Gordon Brown is coming to town. Finally. Well, perhaps. A fortnight before Christmas, the prime minister is due in Brussels for the first time since he came to power in the summer. But don’t expect ho-ho-hos and a sack full of prezzies. Oh no, because the Yuletide Eurostar visitor is a grumpy and reluctant participant in Brussels politicking.
As British chancellor for a decade, Brown acquired some notoriety among EU elites for his regular absenteeism from the sessions of EU finance and economics ministers and he has inaugurated his premiership in a similar vein: his policies on Europe are more notable for boycotts, snubs, and criticism than any enthusiastic embrace. The result, in Brussels, is the return of that hoary old chestnut – what to do about Britain. One official, from a northern country usually sympathetic to the British view on Europe, has told his government that Brown is probably the most eurosceptic British leader since Mrs Thatcher was in her prime.
And it’s easy to see why. When Nicolas Sarkozy became president of France in May, he was in Brussels within days, a whirlwind of energy, statements, and bonhomie designed to wake up the rest of Europe and declare “France is back.” Ditto for the German leaders when they came into office. British officials are keen to point out that when Brown became prime minister in July, his first trips abroad were to Berlin and Paris, not Washington, as evidence of his Europhile tendency. But he has still not been to Brussels, and his new European policy adviser, John Cunliffe, is also keeping an extremely low profile in the European capital while combining the Europe brief with other functions. Not a lot of enthusiasm there.
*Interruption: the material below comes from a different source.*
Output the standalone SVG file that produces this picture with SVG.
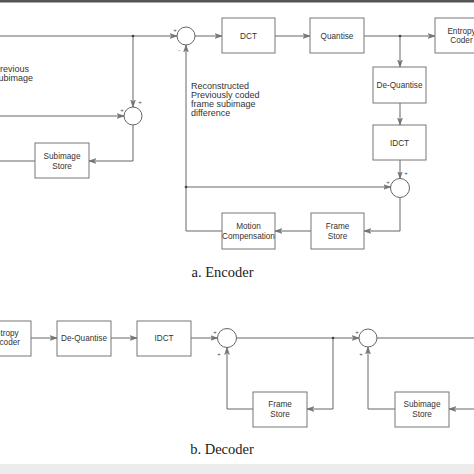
<svg xmlns="http://www.w3.org/2000/svg" width="474" height="474" viewBox="0 0 474 474">
<defs>
<style>
.bx{fill:#fff;stroke:#777;stroke-width:1}
.sj{fill:#fff;stroke:#666;stroke-width:1}
.ln{fill:none;stroke:#666;stroke-width:1}
.t{font-family:"Liberation Sans",Arial,sans-serif;font-size:8.2px;fill:#333;text-anchor:middle}
.l{font-family:"Liberation Sans",Arial,sans-serif;font-size:9px;fill:#333}
.s{font-family:"Liberation Sans",Arial,sans-serif;font-size:6px;fill:#444;text-anchor:middle}
.cap{font-family:"Liberation Serif","Times New Roman",serif;font-size:14.5px;fill:#222;text-anchor:middle}
</style>
<marker id="ar" markerWidth="8" markerHeight="6" refX="7" refY="3" orient="auto" markerUnits="userSpaceOnUse">
<path d="M0,0.6 L7,3 L0,5.4 L2,3 Z" fill="#777" stroke="#666" stroke-width="0.5"/>
</marker>
</defs>
<rect width="474" height="474" fill="#fff"/>
<rect x="0" y="0" width="474" height="2.5" fill="#555"/>
<rect x="0" y="464" width="474" height="10" fill="#ececec"/>

<g id="connectors">
<path class="ln" d="M0,36 H177" marker-end="url(#ar)"/>
<path class="ln" d="M133,36 V107" marker-end="url(#ar)"/>
<path class="ln" d="M0,116 H124" marker-end="url(#ar)"/>
<path class="ln" d="M133,125 V161 H89" marker-end="url(#ar)"/>
<path class="ln" d="M35,161 H0"/>
<path class="ln" d="M195,36 H222" marker-end="url(#ar)"/>
<path class="ln" d="M275,36 H310" marker-end="url(#ar)"/>
<path class="ln" d="M364,36 H435" marker-end="url(#ar)"/>
<path class="ln" d="M400,36 V67" marker-end="url(#ar)"/>
<path class="ln" d="M400,103 V125" marker-end="url(#ar)"/>
<path class="ln" d="M400,160 V178.5" marker-end="url(#ar)"/>
<path class="ln" d="M400,197.5 V231 H364" marker-end="url(#ar)"/>
<path class="ln" d="M311,231 H275" marker-end="url(#ar)"/>
<path class="ln" d="M222,231 H186 V45" marker-end="url(#ar)"/>
<path class="ln" d="M186,187 H390.5" marker-end="url(#ar)"/>
<circle cx="133" cy="36" r="1.3" fill="#444"/>
<circle cx="400" cy="36" r="1.3" fill="#444"/>
<circle cx="186" cy="187" r="1.3" fill="#444"/>

<path class="ln" d="M31,338 H57" marker-end="url(#ar)"/>
<path class="ln" d="M111,338 H137" marker-end="url(#ar)"/>
<path class="ln" d="M191,338 H217.5" marker-end="url(#ar)"/>
<path class="ln" d="M236.5,338 H359" marker-end="url(#ar)"/>
<path class="ln" d="M333,338 V409 H307" marker-end="url(#ar)"/>
<path class="ln" d="M253,409 H227 V347.5" marker-end="url(#ar)"/>
<path class="ln" d="M377,338 H474"/>
<path class="ln" d="M474,409 H449" marker-end="url(#ar)"/>
<path class="ln" d="M395,409 H368 V347" marker-end="url(#ar)"/>
<circle cx="333" cy="338" r="1.3" fill="#444"/>
</g>

<g id="sum1"><circle class="sj" cx="186" cy="36" r="9"/><text class="s" x="175" y="32">+</text><text class="s" x="179" y="52">-</text></g>
<g id="add1"><circle class="sj" cx="133" cy="116" r="9"/><text class="s" x="122" y="112">+</text><text class="s" x="140" y="104">+</text></g>
<g id="add2"><circle class="sj" cx="400" cy="188" r="9.5"/><text class="s" x="388" y="184">+</text><text class="s" x="406" y="175">+</text></g>
<g id="dadd1"><circle class="sj" cx="227" cy="338" r="9.5"/><text class="s" x="215" y="334">+</text><text class="s" x="219" y="356">+</text></g>
<g id="dadd2"><circle class="sj" cx="368" cy="338" r="9"/><text class="s" x="357" y="334">+</text><text class="s" x="361" y="356">+</text></g>

<g id="dct"><rect class="bx" x="222" y="18" width="53" height="35"/><text class="t" x="248.5" y="39">DCT</text></g>
<g id="quantise"><rect class="bx" x="310" y="18" width="54" height="35"/><text class="t" x="337" y="39">Quantise</text></g>
<g id="entropy-coder"><rect class="bx" x="435" y="18" width="53" height="35"/><text class="t" x="461.5" y="34">Entropy</text><text class="t" x="461.5" y="43">Coder</text></g>
<g id="dequantise"><rect class="bx" x="373" y="67" width="53" height="36"/><text class="t" x="399.5" y="88">De-Quantise</text></g>
<g id="idct"><rect class="bx" x="373" y="125" width="53" height="35"/><text class="t" x="399.5" y="145.5">IDCT</text></g>
<g id="frame-store"><rect class="bx" x="311" y="213" width="53" height="36"/><text class="t" x="337.5" y="229">Frame</text><text class="t" x="337.5" y="238.5">Store</text></g>
<g id="motion-comp"><rect class="bx" x="222" y="213" width="53" height="36"/><text class="t" x="248.5" y="229">Motion</text><text class="t" x="248.5" y="238.5" font-size="7.8">Compensation</text></g>
<g id="subimage-store"><rect class="bx" x="35" y="143" width="54" height="35"/><text class="t" x="62" y="159">Subimage</text><text class="t" x="62" y="168.5">Store</text></g>

<g id="labels">
<text class="l" x="-6" y="72">Previous</text>
<text class="l" x="-6" y="81">subimage</text>
<text class="l" x="191" y="89">Reconstructed</text>
<text class="l" x="191" y="98">Previously coded</text>
<text class="l" x="191" y="107">frame subimage</text>
<text class="l" x="191" y="116">difference</text>
<text class="cap" x="222.5" y="277">a. Encoder</text>
<text class="cap" x="222" y="454">b. Decoder</text>
</g>

<g id="entropy-decoder"><rect class="bx" x="-22" y="321" width="53" height="35"/><text class="t" x="4.5" y="336">Entropy</text><text class="t" x="4.5" y="345">Decoder</text></g>
<g id="d-dequantise"><rect class="bx" x="57" y="321" width="54" height="35"/><text class="t" x="84" y="341">De-Quantise</text></g>
<g id="d-idct"><rect class="bx" x="137" y="321" width="54" height="35"/><text class="t" x="164" y="341">IDCT</text></g>
<g id="d-frame-store"><rect class="bx" x="253" y="392" width="54" height="35"/><text class="t" x="280" y="407">Frame</text><text class="t" x="280" y="416.5">Store</text></g>
<g id="d-subimage-store"><rect class="bx" x="395" y="392" width="54" height="35"/><text class="t" x="422" y="407">Subimage</text><text class="t" x="422" y="416.5">Store</text></g>
</svg>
The big European set piece of the Brown era has been Tony Blair’s final EU summit in June which agreed to draft the new European reform treaty replacing or replicating the defunct European constitution. From the sidelines in London, Brown railed against elements of the treaty and ordered Blair to confront Sarkozy. At least that’s what the Brown spin doctors said. The Brown premiership started with attacks on Europe and the rightwing papers applauded.
Then Brown went to Lisbon in October to another EU summit to sign up to the treaty. He waxed Churchillian in his assertion of “Britishness” with nary a good word to say about the treaty he was endorsing. All the emphasis was on Britain’s “red lines,” defending the “national interest.” If you are defending Britishness, it is presumably under attack from someone, somewhere. In Brown’s eyes, Europe.
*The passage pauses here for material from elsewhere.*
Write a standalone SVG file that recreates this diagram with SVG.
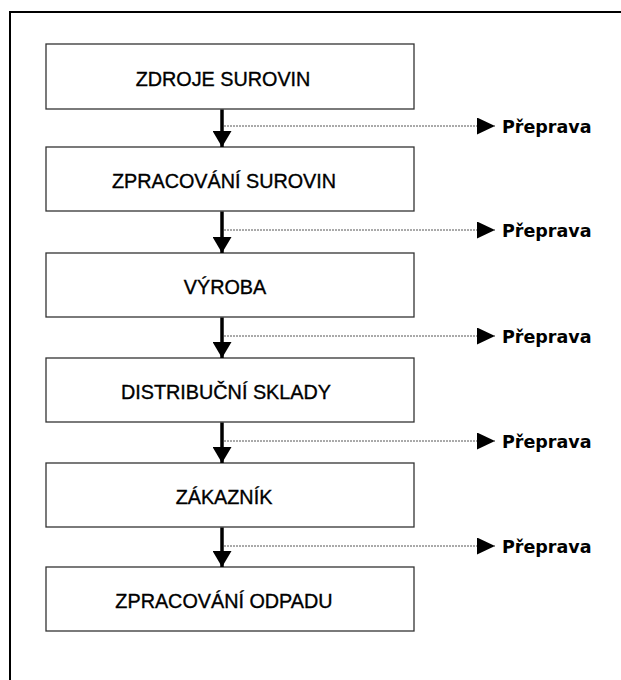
<svg xmlns="http://www.w3.org/2000/svg" width="621" height="680" viewBox="0 0 621 680">
<style>
.box{fill:#fff;stroke:#333;stroke-width:1.3}
.t{font-family:"Liberation Sans",Arial,sans-serif;font-size:19.8px;fill:#000;stroke:#000;stroke-width:0.35;text-anchor:middle}
.lbl{font-family:"DejaVu Sans",Verdana,sans-serif;font-weight:bold;font-size:17.5px;fill:#000}
.flow{stroke:#000;stroke-width:3.5}
.dash{stroke:#555;stroke-width:1;stroke-dasharray:2,1}
</style>
<defs>
<marker id="hd" viewBox="0 0 10 10" refX="10" refY="5" markerWidth="18" markerHeight="17" markerUnits="userSpaceOnUse" orient="auto" preserveAspectRatio="none">
<path d="M0,0 L10,5 L0,10 Z" fill="#000"/>
</marker>
<marker id="hv" viewBox="0 0 10 10" refX="10" refY="5" markerWidth="16" markerHeight="19" markerUnits="userSpaceOnUse" orient="auto" preserveAspectRatio="none">
<path d="M0,0 L10,5 L0,10 Z" fill="#000"/>
</marker>
</defs>
<rect width="621" height="680" fill="#fff"/>
<path d="M10,680 V12 H621" fill="none" stroke="#000" stroke-width="2"/>
<g id="n1"><rect class="box" x="46" y="44" width="368" height="65"/><text class="t" x="223" y="85.5">ZDROJE SUROVIN</text></g>
<g id="n2"><rect class="box" x="46" y="147" width="368" height="64"/><text class="t" x="224" y="187.5">ZPRACOVÁNÍ SUROVIN</text></g>
<g id="n3"><rect class="box" x="46" y="253" width="368" height="64"/><text class="t" x="225" y="293.5">VÝROBA</text></g>
<g id="n4"><rect class="box" x="46" y="358" width="368" height="64"/><text class="t" x="226" y="398.5">DISTRIBUČNÍ SKLADY</text></g>
<g id="n5"><rect class="box" x="46" y="463" width="368" height="64"/><text class="t" x="224" y="503.5">ZÁKAZNÍK</text></g>
<g id="n6"><rect class="box" x="46" y="567" width="368" height="64"/><text class="t" x="224" y="607.5">ZPRACOVÁNÍ ODPADU</text></g>
<g id="connectors">
<line class="flow" x1="222" y1="109.5" x2="222" y2="147" marker-end="url(#hv)"/>
<line class="flow" x1="222" y1="211.5" x2="222" y2="253" marker-end="url(#hv)"/>
<line class="flow" x1="222" y1="317.5" x2="222" y2="358" marker-end="url(#hv)"/>
<line class="flow" x1="222" y1="422.5" x2="222" y2="463" marker-end="url(#hv)"/>
<line class="flow" x1="222" y1="527.5" x2="222" y2="567" marker-end="url(#hv)"/>
<line class="dash" x1="224" y1="126" x2="495" y2="126" marker-end="url(#hd)"/>
<line class="dash" x1="224" y1="230" x2="495" y2="230" marker-end="url(#hd)"/>
<line class="dash" x1="224" y1="336" x2="495" y2="336" marker-end="url(#hd)"/>
<line class="dash" x1="224" y1="441" x2="495" y2="441" marker-end="url(#hd)"/>
<line class="dash" x1="224" y1="546" x2="495" y2="546" marker-end="url(#hd)"/>
<text class="lbl" x="502" y="132.5">Přeprava</text>
<text class="lbl" x="502" y="236.5">Přeprava</text>
<text class="lbl" x="502" y="342.5">Přeprava</text>
<text class="lbl" x="502" y="447.5">Přeprava</text>
<text class="lbl" x="502" y="552.5">Přeprava</text>
</g>
</svg>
The Sun, however, was not fooled. It delivered a broadside, a declaration of war on Brown’s Europe polices: “The PM transformed the lavish banquet [in Lisbon] into a sordid Last Supper for Britain as an independent sovereign state. It was an act of betrayal which will haunt the Prime Minister for the rest of his political days.”
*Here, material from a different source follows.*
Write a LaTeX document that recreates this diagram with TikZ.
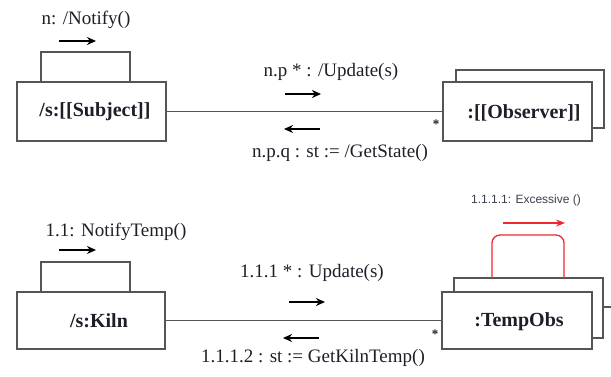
\documentclass[tikz,border=0pt]{standalone}
\usepackage{fontspec}
\setmainfont{Liberation Serif}
\newfontfamily\labelsans{Liberation Sans}
\usetikzlibrary{arrows.meta}
\definecolor{ink}{HTML}{1E1E28}
\definecolor{edge}{HTML}{555555}
\definecolor{loopred}{HTML}{F0282D}
\definecolor{sanslabel}{HTML}{3A3F4A}
\begin{document}
\begin{tikzpicture}[x=1pt,y=-1pt,
  objbox/.style={draw=edge,line width=1.5pt,fill=white,inner sep=0pt,rectangle},
  msg/.style={font=\fontsize{19}{22}\selectfont,text=ink,inner sep=0pt},
  objname/.style={font=\fontsize{20}{23}\selectfont\bfseries,text=ink,inner sep=0pt},
  link/.style={draw=edge,line width=1.5pt},
  dirarrow/.style={draw=black,line width=1.6pt,-{Stealth[length=9pt,width=8pt]}},
  multmark/.style={font=\fontsize{13}{14}\selectfont\bfseries,text=ink,inner sep=0pt}]
\useasboundingbox (0,0) rectangle (611,377);

% ---- upper collaboration: Subject / Observer ----
\node[objbox,minimum width=89pt,minimum height=30pt] (subjtab) at (85.5,67) {};
\node[objbox,minimum width=149pt,minimum height=59pt] (subj) at (91.5,111.5) {};
\node[objname] (subjname) at (95,112) {/s:[[Subject]]};
\node[objbox,minimum width=148pt,minimum height=58pt] (obsback) at (530,99) {};
\node[objbox,minimum width=149pt,minimum height=59pt] (obs) at (517.5,111.5) {};
\node[objname] (obsname) at (524,113) {:[[Observer]]};
\draw[link] (subj.east) -- (obs.west);

\node[msg] (notify) at (86,20) {n: /Notify()};
\coordinate (na1) at (59,41); \coordinate (na2) at (96,41);
\draw[dirarrow] (na1) -- (na2);

\node[msg] (upd) at (331,72) {n.p * : /Update(s)};
\coordinate (ua1) at (285,94); \coordinate (ua2) at (321,94);
\draw[dirarrow] (ua1) -- (ua2);
\coordinate (ga1) at (320,129); \coordinate (ga2) at (284,129);
\draw[dirarrow] (ga1) -- (ga2);
\node[msg] (getstate) at (340,153) {n.p.q : st := /GetState()};
\node[multmark] (star1) at (436,124) {*};

% ---- lower collaboration: Kiln / TempObs ----
\node[objbox,minimum width=89pt,minimum height=30pt] (kilntab) at (85.5,277) {};
\node[objbox,minimum width=148pt,minimum height=57pt] (kiln) at (91,320.5) {};
\node[objname] (kilnname) at (99,321) {/s:Kiln};
\coordinate (stub) at (611,307);
\node[objbox,minimum width=149pt,minimum height=60pt] (tempback) at (528.5,308) {};
\draw[link] (tempback.east |- stub) -- (stub);
\node[objbox,minimum width=150pt,minimum height=57pt] (temp) at (517,320.5) {};
\node[objname] (tempname) at (519,322) {:TempObs};
\draw[link] (kiln.east) -- (temp.west);

\node[msg] (notifytemp) at (116,232) {1.1: NotifyTemp()};
\coordinate (ka1) at (59,250); \coordinate (ka2) at (96,250);
\draw[dirarrow] (ka1) -- (ka2);

\node[msg] (upd2) at (312,273) {1.1.1 * : Update(s)};
\coordinate (ub1) at (289,302); \coordinate (ub2) at (325,302);
\draw[dirarrow] (ub1) -- (ub2);
\coordinate (gb1) at (319,338); \coordinate (gb2) at (283,338);
\draw[dirarrow] (gb1) -- (gb2);
\node[msg] (getkiln) at (313,358) {1.1.1.2 : st := GetKilnTemp()};
\node[multmark] (star2) at (435,334) {*};

% self-message loop on TempObs
\coordinate (loopa) at (492,278); \coordinate (loopb) at (564,278);
\draw[draw=loopred,line width=1.3pt,rounded corners=8pt]
  (loopa) -- (492,235) -- (564,235) -- (loopb);
\coordinate (ra1) at (503,223); \coordinate (ra2) at (565,223);
\draw[draw=loopred,line width=1.3pt,-{Stealth[length=9pt,width=7pt]}] (ra1) -- (ra2);
\node[font=\labelsans\fontsize{12}{14}\selectfont,text=sanslabel,inner sep=0pt] (excess) at (526,200) {1.1.1.1: Excessive ()};
\end{tikzpicture}
\end{document}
Strong words, and a strong indication of Rupert Murdoch’s expectations of the prime minister. The warning came despite Brown’s best efforts to appease the red tops. We British reporters covering the Lisbon summit ran a sweepstake betting on how many times Brown would defend Britain. This reporter wagered on seven – and lost pathetically. At his post-summit press conference, the prime minister invoked the defense of British interests 20 times. You would have thought the Wehrmacht was at Dunkirk and closing in on Dover. But if the jingoism was meant to keep The Sun and The Mail happy, it clearly failed: “He will live to regret breaking his promise,” The Sun threatened.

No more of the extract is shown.